September 22, 2017 / Jeroen de Kloet
Smart Nostalgia in Sustainable Beijing
Principle Investigator: | Jeroen de Kloet |
Institution: | University of Amsterdam |
They appeared like magic, all over the city of Beijing, the public telephone booths with their characteristic shape. They always come in pairs, the retro-futuristic orange covers are gently touching one another. The booths appeared somewhere in the 1990s, and I remember my exhilaration, to me they signified a Beijing ushering towards an exciting yet unknown future. A smart Beijing, in which we could always remain in touch with one another. Twenty years later they are still around, rendered obsolete due to the mobile phone.
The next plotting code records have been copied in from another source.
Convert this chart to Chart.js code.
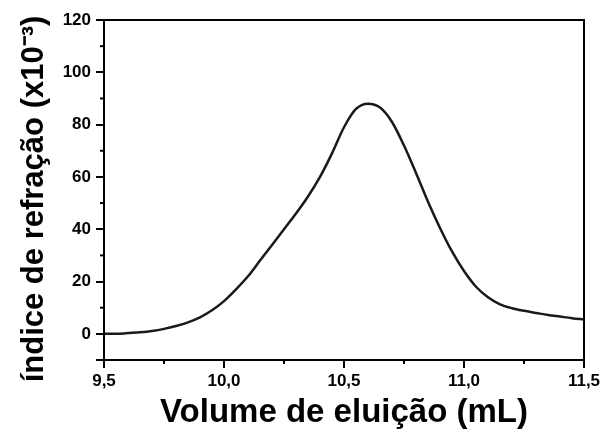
<!DOCTYPE html>
<html>
<head>
  <title>Volume de eluição</title>
  <script src="https://cdn.jsdelivr.net/npm/chart.js"></script>
  <style>
    body { margin: 0; background: #fff; }
  </style>
</head>
<body>
  <canvas id="chart" width="609" height="438"></canvas>

  <script>
    // elution volume (mL) and refractive index signal (x10^-3)
    const volumes = [9.50, 9.55, 9.60, 9.65, 9.70, 9.75, 9.80, 9.85, 9.90, 9.95,
                     10.00, 10.05, 10.10, 10.15, 10.20, 10.25, 10.30, 10.35, 10.40, 10.45,
                     10.50, 10.55, 10.60, 10.65, 10.70, 10.75, 10.80, 10.85, 10.90, 10.95,
                     11.00, 11.05, 11.10, 11.15, 11.20, 11.25, 11.30, 11.35, 11.40, 11.45, 11.50];
    const signal = [0, 0, 0.3, 0.6, 1.1, 1.9, 3.0, 4.4, 6.3, 9.0,
                    12.5, 17.0, 22.0, 28.0, 34.0, 40.0, 46.0, 52.5, 60.0, 69.0,
                    79.0, 86.0, 88.0, 86.5, 81.0, 72.0, 61.5, 50.5, 40.5, 31.5,
                    24.0, 18.0, 14.0, 11.3, 9.8, 8.8, 8.0, 7.2, 6.6, 6.0, 5.5];

    const xTicks = [9.5, 10.0, 10.5, 11.0, 11.5];
    const xMinorTicks = [9.75, 10.25, 10.75, 11.25];
    const yTicks = [-10, 0, 20, 40, 60, 80, 100, 120];
    const yMinorTicks = [10, 30, 50, 70, 90, 110];

    const xTitle = 'Volume de eluição (mL)';
    const yTitle = 'índice de refração (x10⁻³)';

    const fontFamily = '"Liberation Sans", Arial, sans-serif';

    // frame, minor ticks and the y title (it is taller than the plot, so the
    // built-in axis title would squeeze it)
    const framePlugin = {
      id: 'frame',
      afterDraw(chart) {
        const ctx = chart.ctx;
        const a = chart.chartArea;
        const xs = chart.scales.x;
        const ys = chart.scales.y;
        ctx.save();
        ctx.strokeStyle = '#000';
        ctx.lineWidth = 2;
        ctx.strokeRect(a.left, a.top, a.right - a.left, a.bottom - a.top);
        xMinorTicks.forEach(v => {
          const px = xs.getPixelForValue(v);
          ctx.beginPath();
          ctx.moveTo(px, a.bottom);
          ctx.lineTo(px, a.bottom + 4);
          ctx.stroke();
        });
        yMinorTicks.forEach(v => {
          const py = ys.getPixelForValue(v);
          ctx.beginPath();
          ctx.moveTo(a.left - 4, py);
          ctx.lineTo(a.left, py);
          ctx.stroke();
        });

        ctx.translate(34, (a.top + a.bottom) / 2 + 9);
        ctx.rotate(-Math.PI / 2);
        ctx.fillStyle = '#000';
        ctx.font = 'bold 31px ' + fontFamily;
        ctx.textAlign = 'center';
        ctx.textBaseline = 'middle';
        ctx.fillText(yTitle, 0, 0);
        ctx.restore();
      }
    };

    new Chart(document.getElementById('chart').getContext('2d'), {
      type: 'line',
      data: {
        datasets: [{
          data: volumes.map((v, i) => ({ x: v, y: signal[i] })),
          borderColor: '#1a1a1a',
          borderWidth: 2.5,
          pointRadius: 0,
          fill: false,
          cubicInterpolationMode: 'monotone'
        }]
      },
      options: {
        responsive: false,
        animation: false,
        layout: { padding: { top: 20, right: 25, left: 0, bottom: 0 } },
        plugins: { legend: { display: false }, tooltip: { enabled: false } },
        scales: {
          x: {
            type: 'linear',
            min: 9.5,
            max: 11.5,
            afterBuildTicks: s => { s.ticks = xTicks.map(v => ({ value: v })); },
            afterFit: s => { s.height = 78; },
            border: { color: '#000', width: 2 },
            grid: { drawOnChartArea: false, color: '#000', lineWidth: 2, tickLength: 8 },
            ticks: {
              color: '#000',
              padding: 3,
              maxRotation: 0,
              font: { family: fontFamily, size: 17, weight: 'bold' },
              callback: v => v.toFixed(1).replace('.', ',')
            },
            title: {
              display: true,
              text: xTitle,
              color: '#000',
              padding: { top: 0, bottom: 5 },
              font: { family: fontFamily, size: 33, weight: 'bold' }
            }
          },
          y: {
            min: -10,
            max: 120,
            afterBuildTicks: s => { s.ticks = yTicks.map(v => ({ value: v })); },
            afterFit: s => { s.width = 104; },
            border: { color: '#000', width: 2 },
            grid: { drawOnChartArea: false, color: '#000', lineWidth: 2, tickLength: 8 },
            ticks: {
              color: '#000',
              padding: 5,
              font: { family: fontFamily, size: 17, weight: 'bold' },
              callback: v => (v < 0 ? '' : String(v))
            },
            title: { display: false }
          }
        }
      },
      plugins: [framePlugin]
    });
  </script>
</body>
</html>
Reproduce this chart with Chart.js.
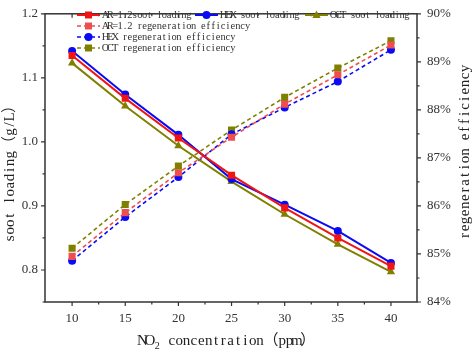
<!DOCTYPE html>
<html>
<head>
<meta charset="utf-8">
<script src="https://cdn.jsdelivr.net/npm/chart.js@4.4.1/dist/chart.umd.min.js"></script>
<style>
html, body { margin: 0; padding: 0; background: #fff; }
#wrap { width: 474px; height: 350px; }
</style>
</head>
<body>
<div id="wrap"><canvas id="chart"></canvas></div>
<script>
// NO2 concentration (ppm)
var no2 = [10, 15, 20, 25, 30, 35, 40];

// soot loading (g/L), left axis
var arSoot  = [1.135, 1.068, 1.006, 0.948, 0.897, 0.850, 0.806];
var hexSoot = [1.142, 1.074, 1.011, 0.942, 0.902, 0.861, 0.811];
var octSoot = [1.123, 1.056, 0.994, 0.938, 0.887, 0.840, 0.797];

// regeneration efficiency (%), right axis
var arEff  = [84.95, 85.86, 86.69, 87.43, 88.12, 88.73, 89.35];
var hexEff = [84.86, 85.77, 86.60, 87.49, 88.05, 88.59, 89.25];
var octEff = [85.12, 86.03, 86.83, 87.58, 88.26, 88.87, 89.44];

var seriesNames = ['AR=1.2soot loading', 'HEX soot loading', 'OCT soot loading',
                   'AR=1.2 regeneration efficiency', 'HEX regeneration efficiency', 'OCT regeneration efficiency'];

var xTicks = [10, 12.5, 15, 17.5, 20, 22.5, 25, 27.5, 30, 32.5, 35, 37.5, 40];
var sootTicks = [0.75, 0.8, 0.85, 0.9, 0.95, 1.0, 1.05, 1.1, 1.15, 1.2];
var effTicks = [84, 84.5, 85, 85.5, 86, 86.5, 87, 87.5, 88, 88.5, 89, 89.5, 90];

var RED = '#f01414', RED2 = 'rgb(238,78,78)', BLUE = '#0a0af5', OLIVE = '#808000';
var FONT = '"Liberation Serif", "Noto Sans CJK SC", serif';

function pts(ys) {
    return no2.map(function (x, i) { return { x: x, y: ys[i] }; });
}

function isMajor(v, step) {
    var k = v / step;
    return Math.abs(k - Math.round(k)) < 1e-6;
}

function setTicks(list) {
    return function (scale) {
        scale.ticks = list.map(function (v) { return { value: v }; });
    };
}

// draws text on a fixed pitch, full width chars take two cells (like SimSun)
function monoWidth(text, pitch) {
    var w = 0;
    for (var i = 0; i < text.length; i++) w += (text.charCodeAt(i) > 255 ? 2 : 1) * pitch;
    return w;
}
function drawMono(ctx, text, x, y, pitch) {
    ctx.textAlign = 'center';
    for (var i = 0; i < text.length; i++) {
        var cw = (text.charCodeAt(i) > 255 ? 2 : 1) * pitch;
        ctx.fillText(text[i], x + cw / 2, y);
        x += cw;
    }
    return x;
}

function drawMarker(ctx, style, x, y, color) {
    ctx.fillStyle = color;
    ctx.beginPath();
    if (style === 'rect') {
        ctx.rect(x - 3.5, y - 3.5, 7, 7);
    } else if (style === 'circle') {
        ctx.arc(x, y, 4, 0, Math.PI * 2);
    } else {
        ctx.moveTo(x, y - 4.4);
        ctx.lineTo(x + 4.2, y + 3);
        ctx.lineTo(x - 4.2, y + 3);
        ctx.closePath();
    }
    ctx.fill();
}

var legendPos = [
    { x: 77, y: 15 }, { x: 195, y: 15 }, { x: 305, y: 15 },
    { x: 77, y: 26 }, { x: 77, y: 37 }, { x: 77, y: 48 }
];

var frame = {
    id: 'frame',
    afterDraw: function (chart) {
        var ctx = chart.ctx, a = chart.chartArea;
        var sx = chart.scales.x, sy = chart.scales.y, sy1 = chart.scales.y1;
        ctx.save();

        // ticks
        ctx.strokeStyle = '#333';
        ctx.lineWidth = 1.2;
        ctx.beginPath();
        xTicks.forEach(function (v) {
            var px = sx.getPixelForValue(v), L = isMajor(v, 5) ? 4 : 2.5;
            ctx.moveTo(px, a.bottom); ctx.lineTo(px, a.bottom + L);
            ctx.moveTo(px, a.top); ctx.lineTo(px, a.top + L);
        });
        sootTicks.forEach(function (v) {
            var py = sy.getPixelForValue(v), L = isMajor(v, 0.1) ? 4 : 2.5;
            ctx.moveTo(a.left, py); ctx.lineTo(a.left - L, py);
        });
        effTicks.forEach(function (v) {
            var py = sy1.getPixelForValue(v), L = isMajor(v, 1) ? 4 : 2.5;
            ctx.moveTo(a.right, py); ctx.lineTo(a.right + L, py);
        });
        ctx.stroke();

        // frame
        ctx.lineWidth = 1.5;
        ctx.strokeRect(a.left, a.top, a.right - a.left, a.bottom - a.top);

        // axis titles
        ctx.fillStyle = '#222';
        ctx.textBaseline = 'alphabetic';
        ctx.font = '15px ' + FONT;
        var p = 7.35;
        var parts = ['NO', '2', ' concentration（ppm）'];
        var total = monoWidth(parts.join(''), p);
        var tx = 227 - total / 2, ty = 345;
        tx = drawMono(ctx, parts[0], tx, ty, p);
        ctx.font = '10px ' + FONT;
        tx = drawMono(ctx, parts[1], tx, ty + 4, p);
        ctx.font = '15px ' + FONT;
        drawMono(ctx, parts[2], tx, ty, p);

        var yp = 7.6;
        ctx.save();
        ctx.translate(14, 170);
        ctx.rotate(-Math.PI / 2);
        var t1 = 'soot loading（g/L）';
        drawMono(ctx, t1, -monoWidth(t1, yp) / 2, 0, yp);
        ctx.restore();

        ctx.save();
        ctx.translate(469, 152);
        ctx.rotate(-Math.PI / 2);
        var t2 = 'regeneration efficiency';
        drawMono(ctx, t2, -monoWidth(t2, yp) / 2, 0, yp);
        ctx.restore();

        // legend
        ctx.font = '10.5px ' + FONT;
        ctx.textBaseline = 'middle';
        chart.data.datasets.forEach(function (ds, i) {
            var lp = legendPos[i];
            ctx.strokeStyle = ds.borderColor;
            ctx.lineWidth = ds.borderWidth;
            ctx.setLineDash(ds.borderDash || []);
            ctx.beginPath();
            ctx.moveTo(lp.x, lp.y);
            ctx.lineTo(lp.x + 23, lp.y);
            ctx.stroke();
            ctx.setLineDash([]);
            drawMarker(ctx, ds.pointStyle, lp.x + 11.5, lp.y, ds.pointBackgroundColor);
            ctx.fillStyle = '#333';
            drawMono(ctx, ds.label, lp.x + 26, lp.y + 0.5, 4.9);
        });
        ctx.restore();
    }
};

function makeSet(i, ys, color, style, axis, dashed) {
    return {
        label: seriesNames[i],
        data: pts(ys),
        yAxisID: axis,
        borderColor: color,
        backgroundColor: color,
        pointBackgroundColor: color,
        pointBorderColor: color,
        pointBorderWidth: 0,
        borderWidth: dashed ? 1.6 : 2,
        borderDash: dashed ? [4, 3] : [],
        pointStyle: style,
        pointRadius: style === 'rect' ? 5 : (style === 'circle' ? 4 : 4.8),
        tension: 0,
        fill: false
    };
}

var ctx = document.getElementById('chart').getContext('2d');
var chart = new Chart(ctx, {
    type: 'line',
    data: {
        datasets: [
            makeSet(0, arSoot, RED, 'rect', 'y', false),
            makeSet(1, hexSoot, BLUE, 'circle', 'y', false),
            makeSet(2, octSoot, OLIVE, 'triangle', 'y', false),
            makeSet(3, arEff, RED2, 'rect', 'y1', true),
            makeSet(4, hexEff, BLUE, 'circle', 'y1', true),
            makeSet(5, octEff, OLIVE, 'rect', 'y1', true)
        ]
    },
    options: {
        responsive: true,
        maintainAspectRatio: false,
        animation: false,
        layout: { padding: { top: 5, left: 0, right: 0, bottom: 0 } },
        plugins: { legend: { display: false }, tooltip: { enabled: false } },
        scales: {
            x: {
                type: 'linear',
                min: 7.45,
                max: 42.45,
                afterBuildTicks: setTicks(xTicks),
                afterFit: function (s) { s.height = 48; },
                grid: { drawOnChartArea: false, tickLength: 4, tickColor: 'rgba(0,0,0,0)' },
                border: { display: false },
                ticks: {
                    autoSkip: false, maxRotation: 0, padding: 5,
                    color: '#333', font: { family: FONT, size: 13 },
                    callback: function (v) { return isMajor(v, 5) ? String(v) : ''; }
                }
            },
            y: {
                position: 'left',
                min: 0.75,
                max: 1.2,
                afterBuildTicks: setTicks(sootTicks),
                afterFit: function (s) { s.width = 45; },
                grid: { drawOnChartArea: false, tickLength: 4, tickColor: 'rgba(0,0,0,0)' },
                border: { display: false },
                ticks: {
                    autoSkip: false, padding: 3,
                    color: '#333', font: { family: FONT, size: 13 },
                    callback: function (v) { return isMajor(v, 0.1) ? v.toFixed(1) : ''; }
                }
            },
            y1: {
                position: 'right',
                min: 84,
                max: 90,
                afterBuildTicks: setTicks(effTicks),
                afterFit: function (s) { s.width = 57; },
                grid: { drawOnChartArea: false, tickLength: 4, tickColor: 'rgba(0,0,0,0)' },
                border: { display: false },
                ticks: {
                    autoSkip: false, padding: 6,
                    color: '#333', font: { family: FONT, size: 13 },
                    callback: function (v) { return isMajor(v, 1) ? v + '%' : ''; }
                }
            }
        }
    },
    plugins: [frame]
});
</script>
</body>
</html>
They are like lonely and dusty reminders of a time past, a dakou time, when new sounds, films and technologies entered China through the illegal backdoor.
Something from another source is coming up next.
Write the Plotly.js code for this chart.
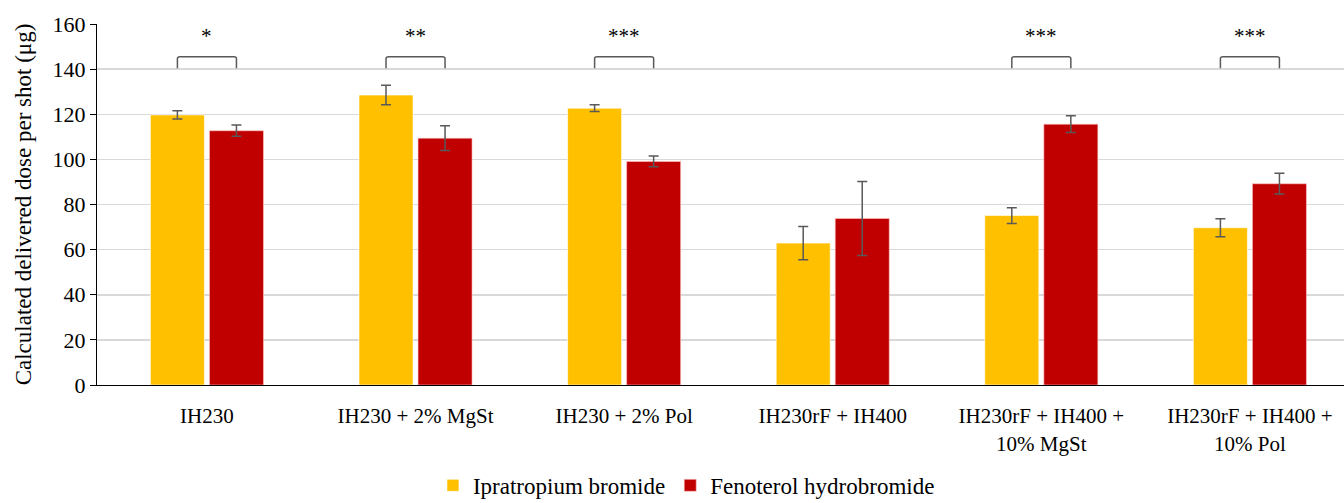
<!DOCTYPE html>
<html><head><meta charset="utf-8">
<script src="https://cdn.plot.ly/plotly-3.0.1.min.js"></script>
<style>html,body{margin:0;padding:0;background:#fff;overflow:hidden}#chart{width:1344px;height:503px}</style>
</head><body><div id="chart"></div>
<script>
var categories = ['IH230', 'IH230 + 2% MgSt', 'IH230 + 2% Pol', 'IH230rF + IH400', 'IH230rF + IH400 +<br>10% MgSt', 'IH230rF + IH400 +<br>10% Pol'];
var ipratropium = [119.7, 128.5, 122.7, 62.9, 75.1, 69.7];
var ipratropiumErr = [1.8, 4.3, 1.5, 7.4, 3.5, 4.0];
var fenoterol = [112.7, 109.4, 99.1, 73.8, 115.6, 89.2];
var fenoterolErr = [2.5, 5.5, 2.4, 16.4, 3.7, 4.6];
var significance = ['*', '**', '***', '', '***', '***'];
var bracketLow = 140.4, bracketHigh = 145.5, starLevel = 154.5;

var FONT = '"Liberation Serif", "Times New Roman", serif';
var bargap = 0.434;
var off = (1 - bargap) / 4;

var errStyle = {type: 'data', visible: true, color: '#595959', thickness: 1.5, width: 5};
var traces = [
  {type: 'bar', name: 'Ipratropium bromide', x: categories, y: ipratropium,
   marker: {color: '#FFC000', line: {color: 'rgba(255,255,255,0.6)', width: 1}},
   error_y: Object.assign({array: ipratropiumErr}, errStyle)},
  {type: 'bar', name: 'Fenoterol hydrobromide', x: categories, y: fenoterol,
   marker: {color: '#C00000', line: {color: 'rgba(255,200,200,0.6)', width: 1}},
   error_y: Object.assign({array: fenoterolErr}, errStyle)}
];

var shapes = [], annotations = [];
significance.forEach(function (s, i) {
  if (!s) return;
  var x1 = i - off, x2 = i + off, r = 0.012;
  shapes.push({type: 'path', xref: 'x', yref: 'y',
    path: 'M ' + x1 + ',' + bracketLow + ' L ' + x1 + ',' + (bracketHigh - 0.8) +
          ' Q ' + x1 + ',' + bracketHigh + ' ' + (x1 + r) + ',' + bracketHigh +
          ' L ' + (x2 - r) + ',' + bracketHigh +
          ' Q ' + x2 + ',' + bracketHigh + ' ' + x2 + ',' + (bracketHigh - 0.8) +
          ' L ' + x2 + ',' + bracketLow,
    line: {color: '#595959', width: 1.5}});
  annotations.push({xref: 'x', yref: 'y', x: i, y: starLevel, text: s, showarrow: false,
    font: {family: FONT, size: 21, color: '#000'}});
});

var layout = {
  width: 1344, height: 503,
  margin: {l: 97, r: 0, t: 24, b: 118, autoexpand: false},
  paper_bgcolor: '#fff', plot_bgcolor: '#fff',
  barmode: 'group', bargap: bargap, bargroupgap: 0.085,
  font: {family: FONT, size: 21, color: '#000'},
  showlegend: true,
  legend: {orientation: 'h', x: 0.4727, xanchor: 'center', y: -0.278, yanchor: 'middle',
    font: {family: FONT, size: 23, color: '#000'}, traceorder: 'normal'},
  xaxis: {type: 'category', range: [-0.527, 5.451], showgrid: false, automargin: false,
    showline: true, linecolor: '#000', linewidth: 1.2, ticks: '',
    tickfont: {family: FONT, size: 21}, ticklabelstandoff: 12},
  yaxis: {range: [0, 160], dtick: 20, showgrid: true, gridcolor: '#d9d9d9', gridwidth: 1.5, automargin: false,
    showline: true, linecolor: '#000', linewidth: 1.2, ticks: 'outside', ticklen: 6, tickcolor: '#000',
    tickfont: {family: FONT, size: 22}, zeroline: false,
    title: {text: 'Calculated delivered dose per shot (μg)', font: {family: FONT, size: 23}, standoff: 14}},
  shapes: shapes, annotations: annotations
};
Plotly.newPlot('chart', traces, layout, {displayModeBar: false, staticPlot: true});
</script></body></html>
For me, Beijing is above all a nostalgic city. Its nostalgia is not as much mapped onto a longing for an innocent past – there is no such a thing as an innocent past, certainly not in China – but merely involves a heightened awareness of the passing of time. When one returns to Beijing, it is easy to lose your way, as a park has become a building, and a building has become a ring road. Coming from a city that is drenched, and on more gloomy days I may even think frozen, in its history – Amsterdam – this frantic speed of changes is bewildering, exciting as well as alienating.
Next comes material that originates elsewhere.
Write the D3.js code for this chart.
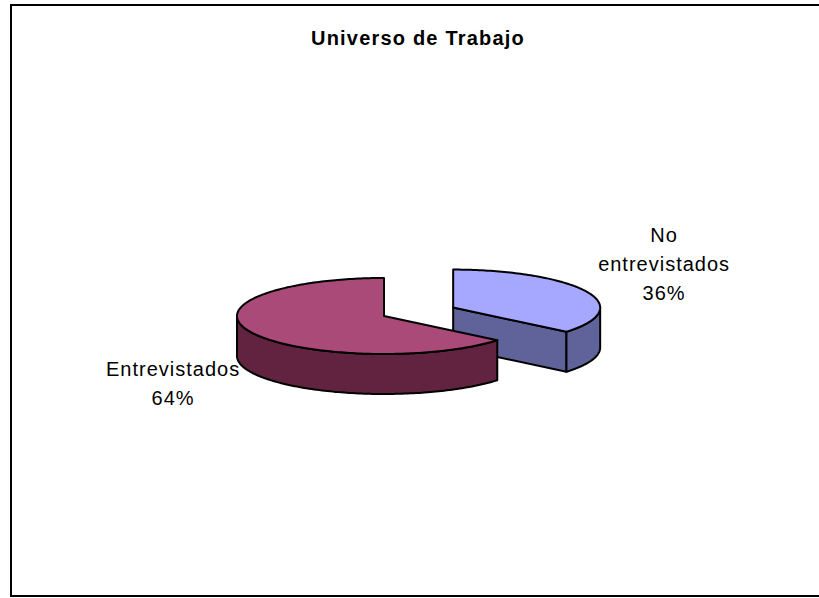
<!DOCTYPE html>
<html>
<head>
<meta charset="utf-8">
<script src="https://cdn.jsdelivr.net/npm/d3@7"></script>
<style>
  body { margin: 0; background: #fff; }
  svg { display: block; }
  text { font-family: "Liberation Sans", Arial, sans-serif; fill: #000; }
</style>
</head>
<body>
<svg id="chart" width="819" height="598"></svg>
<script>
// data
const title = "Universo de Trabajo";
const categories = ["No entrevistados", "Entrevistados"];
const values = [36, 64];
const topColors = ["#a6a8ff", "#aa4a78"];
const sideColors = ["#60629a", "#622340"];
const explode = [0.52, 0];

// 3d pie geometry
const cx = 384, cy = 316, rx = 147, ry = 38, depth = 40;
const labelK = 1.586, labelKy = 2.69;

const svg = d3.select("#chart");

// frame
svg.append("rect")
  .attr("x", 11).attr("y", 5)
  .attr("width", 815).attr("height", 591)
  .attr("fill", "#fff")
  .attr("stroke", "#000")
  .attr("stroke-width", 2);

svg.append("text")
  .attr("x", 418).attr("y", 45)
  .attr("text-anchor", "middle")
  .attr("font-size", 20)
  .attr("font-weight", "bold")
  .attr("letter-spacing", 1.2)
  .text(title);

const total = d3.sum(values);
const arcs = d3.pie().sort(null).value(d => d)(values);

const pt = (c, a, h) => [c.x + rx * Math.sin(a), c.y - ry * Math.cos(a) + h];
const sample = (a0, a1, c, h) => {
  const n = Math.max(2, Math.ceil(Math.abs(a1 - a0) / 0.02));
  return d3.range(n + 1).map(i => pt(c, a0 + (a1 - a0) * i / n, h));
};
const line = d3.line();

const slices = arcs.map((d, i) => {
  const mid = (d.startAngle + d.endAngle) / 2;
  const e = explode[i];
  const c = { x: cx + e * rx * Math.sin(mid), y: cy - e * ry * Math.cos(mid) };
  return { i, a0: d.startAngle, a1: d.endAngle, mid, c };
});

const g = svg.append("g")
  .attr("stroke", "#000")
  .attr("stroke-width", 2)
  .attr("stroke-linejoin", "round");

// back slices first
slices.slice().sort((a, b) => a.c.y - b.c.y).forEach(s => {
  const { c, a0, a1, i } = s;
  const center = [c.x, c.y];

  // radial walls facing the viewer
  const walls = [];
  if (Math.sin(a0) < -1e-6) walls.push(a0);
  if (Math.sin(a1) > 1e-6) walls.push(a1);
  walls.forEach(a => {
    const p = pt(c, a, 0), q = pt(c, a, depth);
    g.append("path")
      .attr("d", line([center, p, q, [c.x, c.y + depth]]) + "Z")
      .attr("fill", sideColors[i]);
  });

  // outer wall, front half only
  const lo = Math.max(a0, Math.PI / 2), hi = Math.min(a1, 3 * Math.PI / 2);
  if (lo < hi) {
    const pts = sample(lo, hi, c, 0).concat(sample(hi, lo, c, depth));
    g.append("path")
      .attr("d", line(pts) + "Z")
      .attr("fill", sideColors[i]);
  }

  // top face
  g.append("path")
    .attr("d", line([center].concat(sample(a0, a1, c, 0))) + "Z")
    .attr("fill", topColors[i]);
});

// labels
slices.forEach(s => {
  const pct = Math.round(values[s.i] / total * 100) + "%";
  const lines = categories[s.i].split(" ").concat([pct]);
  const x = s.c.x + rx * labelK * Math.sin(s.mid);
  const yc = s.c.y - ry * labelKy * Math.cos(s.mid) + (Math.cos(s.mid) < 0 ? depth * 0.6 : 0);
  const lh = 29;
  const t = svg.append("text")
    .attr("text-anchor", "middle")
    .attr("font-size", 20)
    .attr("letter-spacing", 1);
  lines.forEach((l, k) => {
    t.append("tspan")
      .attr("x", x)
      .attr("y", yc + (k - (lines.length - 1) / 2) * lh + 7)
      .text(l);
  });
});
</script>
</body>
</html>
Oh, Beijing, why can’t you stay the same, why must that shop be closed, why is that hutong being torn down, why yet another shopping mall, and aren’t six ring roads enough? According to Svetlana Boym (2001: 21), “nostalgia inevitably reappears as a defense mechanism in a time of accelerated rhythms of life and historical upheavals.”(Boym 2001:21) My bewilderment may thus as well be a defense mechanism, or it may be propelled by an orientalistic amazement about the possibility of such a speed of changes. In Amsterdam, it takes fifteen years to build a subway with eight stops. In Beijing, well, we know what happened to its subway in only fifteen years’ time.
To think of Beijing as a sustainable city seems rather scandalous and obscene, as everything solid continues to melt into the thin air of a belief in and commitment to progress. But today, it is one of the buzzwords that circulates in the city, together with other signifiers like “smart”, “creative” and “innovative.” When, on a hot spring day in May 2017, I biked around Wangjing district, I came across my beloved phone booth, torn out from the street, laying there, hopeless and useless at the same time. This is what smart technologies do: in their development, they are quickly rendered obsolete, sometimes planned by the company as to make more money (think of our iPhones and Macbooks), at other times not planned but nevertheless inevitable. The smart city thus produces large amounts of e-waste, of toxic leftovers that threaten our lives.
The smart city may be not so smart after all, and the surrounding rhetoric of sustainability – after all, if it is smart, it has to be sustainable, right? – may serve mainly as a veil to cover up the interests of those who produce the smart city: designers, companies, and governments.
Nostalgia may thus serve not so much as a defense mechanism as it is the canarie in the coal mine. While sitting on the fence of time called nostalgia, to paraphrase Helen Hok-sze Leung, we are confronted with the awareness that so much of the past has been rendered obsolete and useless, so much is gone, so many materials were turned into waste, all the labor that has evaporated into the facades of capital. What is left are toxic traces and broken lives. This is not smart. This is not sustainable. This is Beijing.